Do mesmo modo, ao discutirmos a docência, destacamos a necessidade de compreender a organização e o funcionamento do ensino, fenômeno complexo e em situação, suas funções sociais, suas implicações estruturais e do ensinar como prática social. Essa última, efetivada entre os sujeitos professor e aluno, em sala de aula, e que engloba tanto ação de ensinar, quanto de aprender (Pimenta, 2002; Slongo, Delizoicov e Rosset, 2010).
Considerações e perspectivas
A realização deste trabalho teve como objetivo observar como a AC está inserida em um curso de formação de professores em Ciências da Natureza - Licenciatura a partir da caracterização da AC por Sasseron e Carvalho (2011a, 2011b) em eixos. Dessa forma, é possível perceber evidências do curso para o desenvolvimento do eixo 1, relativo ao conhecimento conceitual das diferentes áreas que constituem o curso.
Ao direcionar uma organização curricular de curso superior para eixo 1, como os dados encontrados neste trabalho, demonstra-se a preocupação com a formação conceitual e conhecimento dos termos-chave necessários como base para o desenvolvimento do letramento científico do acadêmico. Acreditamos que tal apropriação e o domínio da linguagem usada na ciência possibilite a concretização dos eixos 2 e 3, e dessa forma, viabilize a interpretação da natureza da ciência e suas implicações na sociedade.

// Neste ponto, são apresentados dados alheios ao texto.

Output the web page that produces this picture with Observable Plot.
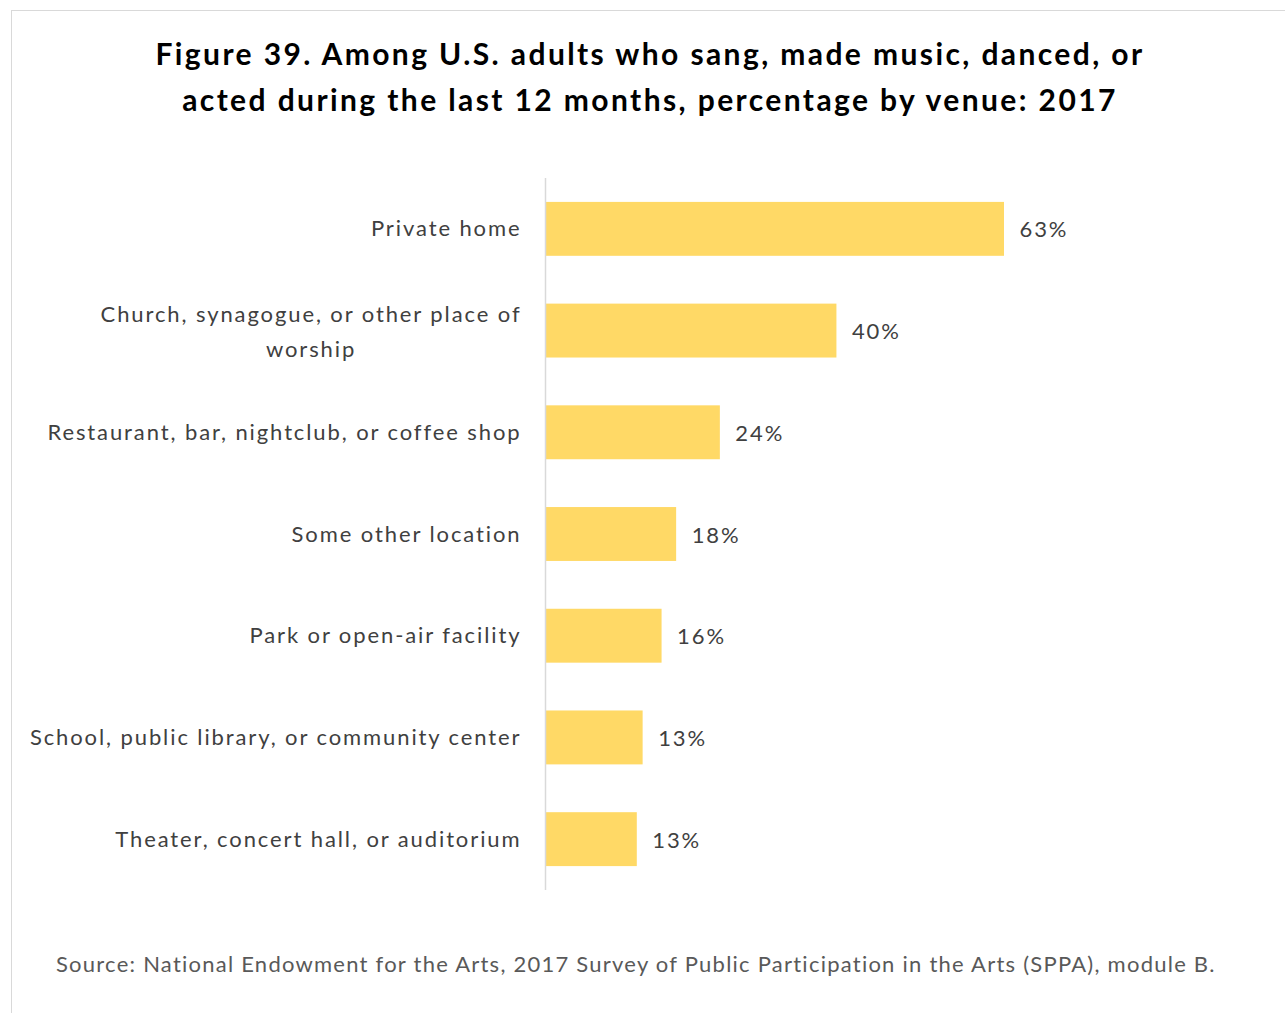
<!DOCTYPE html>
<html>
<head>
<meta charset="utf-8">
<script src="https://cdn.jsdelivr.net/npm/d3@7"></script>
<script src="https://cdn.jsdelivr.net/npm/@observablehq/plot@0.6"></script>
<style>
  html, body { margin: 0; padding: 0; background: #fff; }
  body { width: 1285px; height: 1013px; position: relative; overflow: hidden; font-family: Lato, "Open Sans", sans-serif; }
  #frame { position: absolute; left: 11px; top: 10px; width: 1290px; height: 1020px; border: 1.5px solid #d9d9d9; box-sizing: border-box; }
  #title { position: absolute; left: 0; top: 30px; width: 1300px; text-align: center; font-weight: bold; font-size: 30px; line-height: 46px; letter-spacing: 2.4px; color: #000; }
  #chart { position: absolute; left: 0; top: 0; }
  #source { position: absolute; left: 56px; top: 950px; font-size: 22px; letter-spacing: 1.24px; color: #595959; white-space: nowrap; }
  .ylabels text, .vlabels text { letter-spacing: 1.9px; }
</style>
</head>
<body>
<div id="frame"></div>
<div id="chart"></div>
<div id="title">Figure 39. Among U.S. adults who sang, made music, danced, or<br>acted during the last 12 months, percentage by venue: 2017</div>
<div id="source">Source: National Endowment for the Arts, 2017 Survey of Public Participation in the Arts (SPPA), module B.</div>
<script>
const categories = [
  "Private home",
  "Church, synagogue, or other place of worship",
  "Restaurant, bar, nightclub, or coffee shop",
  "Some other location",
  "Park or open-air facility",
  "School, public library, or community center",
  "Theater, concert hall, or auditorium"
];
const values = [63, 40, 24, 18, 16, 13.4, 12.6];
const tickLabels = [
  "Private home",
  "Church, synagogue, or other place of\nworship",
  "Restaurant, bar, nightclub, or coffee shop",
  "Some other location",
  "Park or open-air facility",
  "School, public library, or community center",
  "Theater, concert hall, or auditorium"
];

const data = categories.map((c, i) => ({venue: c, pct: values[i], label: tickLabels[i]}));
const single = data.filter(d => !d.label.includes("\n"));
const multi = data.filter(d => d.label.includes("\n"));

const labelStyle = {y: "venue", text: "label", frameAnchor: "left", textAnchor: "end", dx: -24, fontSize: 22, fill: "#404040", className: "ylabels"};

const chart = Plot.plot({
  width: 1285,
  height: 1013,
  marginLeft: 545,
  marginRight: 281,
  marginTop: 178,
  marginBottom: 123,
  style: {fontFamily: "Lato, 'Open Sans', sans-serif", background: "transparent"},
  x: {domain: [0, 63], axis: null},
  y: {domain: categories, paddingInner: 0.47, paddingOuter: 0.235, round: false, axis: null},
  marks: [
    Plot.barX(data, {x: "pct", y: "venue", fill: "#FFD966"}),
    Plot.ruleX([0], {stroke: "#d9d9d9", strokeWidth: 1.5}),
    Plot.text(single, {...labelStyle, dy: 0}),
    Plot.text(multi, {...labelStyle, lineHeight: 1.58, dy: -3}),
    Plot.text(data, {x: "pct", y: "venue", text: d => Math.round(d.pct) + "%", textAnchor: "start", dx: 15, dy: 1, fontSize: 22, fill: "#404040", className: "vlabels"})
  ]
});
document.getElementById("chart").appendChild(chart);

// center the lines of wrapped labels within their right-aligned block (as in the original)
chart.querySelectorAll(".ylabels text").forEach(t => {
  const spans = t.querySelectorAll("tspan");
  if (spans.length < 2) return;
  const widths = Array.from(spans, s => s.getComputedTextLength());
  const W = Math.max(...widths);
  spans.forEach((s, i) => s.setAttribute("x", -(W - widths[i]) / 2));
});
</script>
</body>
</html>
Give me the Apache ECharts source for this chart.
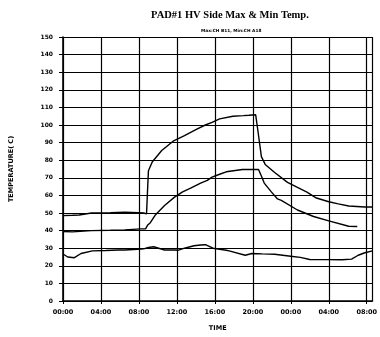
<!DOCTYPE html>
<html>
<head>
<meta charset="utf-8">
<script src="https://cdn.jsdelivr.net/npm/echarts@6/dist/echarts.min.js"></script>
<style>
  html, body { margin: 0; padding: 0; background: #fff; }
  #chart { width: 380px; height: 337px; }
</style>
</head>
<body>
<div id="chart"></div>
<script>
// hours from 00:00 of day 1, temperatures in deg C
const upperHours = [0, 1, 1.7, 3, 5, 6.5, 8, 8.5, 8.8, 8.9, 9.0, 9.4, 10.4, 11.6, 12.8, 14.1, 15.0, 15.7, 16.5, 17.9, 19, 19.6, 20.3, 20.5, 20.9, 21.3, 22.3, 23.65, 24.7, 25.7, 26.7, 28, 29, 30.1, 31.8, 32.6]
const upperTemps = [48.5, 48.7, 48.9, 50, 50.2, 50.4, 50.2, 50, 49.5, 62, 74, 79, 85.5, 90.8, 94, 97.7, 100, 101.5, 103.5, 105, 105.3, 105.5, 105.8, 98, 82, 77.6, 73, 67.4, 64.5, 61.9, 58.5, 56.4, 55.2, 54, 53.4, 53.4]

const middleHours = [0, 1, 3, 5, 6.5, 8.2, 8.7, 8.9, 9.2, 9.7, 10.7, 11.75, 12.6, 13.5, 14.5, 15.2, 15.7, 16.5, 17.2, 18.9, 20.6, 20.9, 21.2, 21.95, 22.6, 23, 24.7, 26.4, 28, 30.1, 31]
const middleTemps = [39.5, 39.3, 40, 40.2, 40.4, 41, 41, 43, 44.5, 48.7, 54.3, 59, 62, 64.3, 67, 68.5, 70.4, 72, 73.4, 74.7, 74.7, 71, 67, 62, 58, 57.2, 51.7, 48, 45.5, 42.5, 42.3]

const lowerHours = [0, 0.5, 1.2, 1.9, 3.1, 4.5, 5.8, 6.5, 7.85, 8.5, 9, 9.55, 10.7, 11.75, 12.1, 12.8, 13.8, 14.5, 15, 15.8, 17.2, 17.5, 19.2, 19.9, 21, 22.3, 24, 25, 26, 27.7, 29.4, 30.4, 31.1, 31.8, 32.6]
const lowerTemps = [26.7, 25, 24.6, 27, 28.5, 28.7, 29, 29, 29.4, 29.6, 30.4, 30.8, 29, 29, 28.8, 30, 31.4, 31.8, 32, 30, 28.8, 28.5, 26, 27, 26.8, 26.6, 25.4, 24.8, 23.6, 23.5, 23.4, 23.8, 26, 27.4, 28.5]

const titleText = 'PAD#1 HV Side Max & Min Temp.'
const subText = 'Max:CH B11, Min:CH A18'

function pairs(xs, ys) {
  return xs.map((x, i) => [x, ys[i]])
}

function timeLabel(v) {
  if (v % 4 !== 0) return ''
  const h = v % 24
  return (h < 10 ? '0' + h : '' + h) + ':00'
}

const chart = echarts.init(document.getElementById('chart'), null, { renderer: 'canvas' })

const tickFont = {
  color: '#000',
  fontFamily: 'DejaVu Sans',
  fontWeight: 'bold',
  fontSize: 6
}

const lineStyle = { color: '#000', width: 1.4 }

const option = {
  backgroundColor: '#fff',
  animation: false,
  title: [
    {
      text: titleText,
      left: 146,
      top: 5,
      textStyle: { color: '#000', fontFamily: 'Liberation Serif', fontWeight: 'bold', fontSize: 10.5 }
    },
    {
      text: subText,
      left: 196,
      top: 24,
      textStyle: { color: '#000', fontFamily: 'DejaVu Sans', fontWeight: 'bold', fontSize: 4.3 }
    }
  ],
  grid: { left: 58, right: 2, top: 37, bottom: 35 },
  xAxis: {
    type: 'value',
    min: 0,
    max: 32.6,
    interval: 4,
    name: 'TIME',
    nameLocation: 'middle',
    nameGap: 24,
    nameTextStyle: { ...tickFont, fontSize: 6.5 },
    axisLine: { show: true, lineStyle: { color: '#000', width: 1.6 } },
    axisTick: { show: true, length: 3, lineStyle: { color: '#000' } },
    axisLabel: { ...tickFont, fontSize: 6.5, margin: 8, showMaxLabel: false, formatter: timeLabel },
    splitLine: { show: true, lineStyle: { color: '#000', width: 1.2 } }
  },
  yAxis: {
    type: 'value',
    min: 0,
    max: 150,
    interval: 10,
    name: 'TEMPERATURE( C)',
    nameLocation: 'middle',
    nameGap: 48,
    nameTextStyle: { ...tickFont, fontSize: 6.5 },
    axisLine: { show: true, lineStyle: { color: '#000', width: 1.6 } },
    axisTick: { show: true, length: 4, lineStyle: { color: '#000' } },
    axisLabel: { ...tickFont, margin: 10 },
    splitLine: { show: true, lineStyle: { color: '#000', width: 1.2 } }
  },
  series: [
    { name: 'Max', type: 'line', data: pairs(upperHours, upperTemps), showSymbol: false, lineStyle },
    { name: 'Mid', type: 'line', data: pairs(middleHours, middleTemps), showSymbol: false, lineStyle },
    { name: 'Min', type: 'line', data: pairs(lowerHours, lowerTemps), showSymbol: false, lineStyle }
  ]
}

chart.setOption(option)
</script>
</body>
</html>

Apesar do eixo 2 apresentar um menor número de objetivos enunciados, consideramos que a promoção do eixo 1 (desenvolvimento conceitual) durante a formação acadêmica e profissional pode representar o caminho para a percepção da imagem da ciência como um processo mutável e não neutro. O eixo 3, ainda que timidamente, é mais visível do que o eixo 2 no PPC analisado. Mesmo assim, considera-se que o curso se encaminha para o desenvolvimento científico do egresso, já que a análise percebeu-se que muitos dos componentes curriculares se encaixam em mais de um eixo da AC. Este aspecto revela a preocupação do curso em uma formação inicial atenta às características da AC que perpassa apenas a formação conceitual e considera os demais eixos, mesmo que timidamente.

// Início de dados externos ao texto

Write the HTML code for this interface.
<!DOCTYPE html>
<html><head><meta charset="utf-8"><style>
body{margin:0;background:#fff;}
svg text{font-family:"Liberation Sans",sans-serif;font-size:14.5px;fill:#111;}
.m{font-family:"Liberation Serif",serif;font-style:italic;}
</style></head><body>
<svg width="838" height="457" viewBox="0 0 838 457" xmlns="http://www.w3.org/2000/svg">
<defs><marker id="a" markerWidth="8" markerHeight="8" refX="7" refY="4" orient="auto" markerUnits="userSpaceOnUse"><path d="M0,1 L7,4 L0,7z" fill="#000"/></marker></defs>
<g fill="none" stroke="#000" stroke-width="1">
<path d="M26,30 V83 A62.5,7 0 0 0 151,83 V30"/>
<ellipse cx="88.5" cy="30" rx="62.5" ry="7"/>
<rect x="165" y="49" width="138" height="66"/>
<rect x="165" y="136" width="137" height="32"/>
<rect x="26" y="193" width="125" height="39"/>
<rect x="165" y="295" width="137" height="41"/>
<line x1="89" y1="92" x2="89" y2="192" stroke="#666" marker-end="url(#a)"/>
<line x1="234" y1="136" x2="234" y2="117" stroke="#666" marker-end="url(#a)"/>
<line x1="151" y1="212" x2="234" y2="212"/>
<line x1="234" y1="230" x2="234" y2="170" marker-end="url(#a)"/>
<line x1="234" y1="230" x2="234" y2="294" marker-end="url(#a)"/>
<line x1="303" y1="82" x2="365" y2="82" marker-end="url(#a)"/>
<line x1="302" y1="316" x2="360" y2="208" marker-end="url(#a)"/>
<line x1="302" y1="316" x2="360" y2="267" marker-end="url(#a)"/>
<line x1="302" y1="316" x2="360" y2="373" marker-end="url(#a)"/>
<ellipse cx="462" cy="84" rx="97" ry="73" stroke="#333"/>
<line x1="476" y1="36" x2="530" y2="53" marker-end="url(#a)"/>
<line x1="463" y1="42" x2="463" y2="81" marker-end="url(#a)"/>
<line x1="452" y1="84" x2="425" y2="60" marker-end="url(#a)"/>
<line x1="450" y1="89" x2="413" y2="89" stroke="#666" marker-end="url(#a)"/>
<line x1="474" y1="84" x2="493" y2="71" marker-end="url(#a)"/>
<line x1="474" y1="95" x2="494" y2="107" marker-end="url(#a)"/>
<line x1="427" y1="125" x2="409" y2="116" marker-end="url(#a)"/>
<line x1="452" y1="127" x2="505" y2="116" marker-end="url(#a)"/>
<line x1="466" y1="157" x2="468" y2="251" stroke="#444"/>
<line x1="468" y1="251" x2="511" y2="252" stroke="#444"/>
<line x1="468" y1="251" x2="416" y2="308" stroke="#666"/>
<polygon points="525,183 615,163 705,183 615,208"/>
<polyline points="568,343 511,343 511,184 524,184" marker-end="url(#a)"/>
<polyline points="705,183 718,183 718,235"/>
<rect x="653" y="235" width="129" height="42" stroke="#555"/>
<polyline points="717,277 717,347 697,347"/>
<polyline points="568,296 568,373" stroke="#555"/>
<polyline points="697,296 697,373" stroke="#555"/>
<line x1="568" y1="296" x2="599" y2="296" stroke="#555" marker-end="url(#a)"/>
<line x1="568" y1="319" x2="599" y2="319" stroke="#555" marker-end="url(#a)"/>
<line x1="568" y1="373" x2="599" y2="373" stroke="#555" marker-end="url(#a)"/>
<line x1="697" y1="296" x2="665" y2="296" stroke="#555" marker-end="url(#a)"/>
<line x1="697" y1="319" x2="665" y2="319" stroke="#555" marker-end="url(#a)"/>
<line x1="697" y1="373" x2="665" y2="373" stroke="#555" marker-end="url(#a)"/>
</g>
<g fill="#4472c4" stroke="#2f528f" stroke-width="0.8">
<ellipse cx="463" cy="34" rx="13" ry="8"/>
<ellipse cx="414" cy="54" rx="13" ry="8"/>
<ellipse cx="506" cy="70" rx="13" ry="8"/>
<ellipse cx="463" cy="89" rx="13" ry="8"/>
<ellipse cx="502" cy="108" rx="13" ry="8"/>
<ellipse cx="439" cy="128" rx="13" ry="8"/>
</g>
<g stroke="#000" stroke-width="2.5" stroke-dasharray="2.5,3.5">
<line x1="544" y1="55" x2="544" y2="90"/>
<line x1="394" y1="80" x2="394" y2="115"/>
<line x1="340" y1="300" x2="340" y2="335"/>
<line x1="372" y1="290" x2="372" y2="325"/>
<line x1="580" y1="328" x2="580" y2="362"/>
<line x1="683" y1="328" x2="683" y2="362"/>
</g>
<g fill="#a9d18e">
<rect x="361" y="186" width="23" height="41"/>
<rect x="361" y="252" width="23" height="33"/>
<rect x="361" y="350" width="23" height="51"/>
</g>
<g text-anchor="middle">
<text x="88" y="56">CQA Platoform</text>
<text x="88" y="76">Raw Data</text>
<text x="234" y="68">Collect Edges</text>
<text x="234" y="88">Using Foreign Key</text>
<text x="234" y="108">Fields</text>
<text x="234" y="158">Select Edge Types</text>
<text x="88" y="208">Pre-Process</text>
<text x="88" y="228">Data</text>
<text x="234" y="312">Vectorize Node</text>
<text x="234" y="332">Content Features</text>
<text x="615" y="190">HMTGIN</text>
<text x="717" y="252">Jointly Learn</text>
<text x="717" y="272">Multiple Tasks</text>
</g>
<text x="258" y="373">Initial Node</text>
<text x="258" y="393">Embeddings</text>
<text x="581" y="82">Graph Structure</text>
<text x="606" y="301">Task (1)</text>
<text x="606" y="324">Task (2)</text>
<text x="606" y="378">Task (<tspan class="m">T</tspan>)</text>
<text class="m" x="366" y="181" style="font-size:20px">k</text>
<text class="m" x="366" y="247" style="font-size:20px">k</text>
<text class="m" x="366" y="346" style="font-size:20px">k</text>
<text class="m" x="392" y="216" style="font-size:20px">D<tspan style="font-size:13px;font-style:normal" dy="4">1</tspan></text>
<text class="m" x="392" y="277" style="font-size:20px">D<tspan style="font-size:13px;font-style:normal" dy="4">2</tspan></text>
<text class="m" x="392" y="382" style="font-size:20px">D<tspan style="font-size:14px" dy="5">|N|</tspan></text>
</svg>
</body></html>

A fim de obter conclusões contundentes acerca da temática desenvolvida neste artigo, seria interessante acompanhar a efetivação das ementas nos planos de ensino. Considerando que o plano de ensino é a maneira de implementar o PPC, possivelmente a observação destes traria informações importantes acerca da almejada AC do egresso do curso.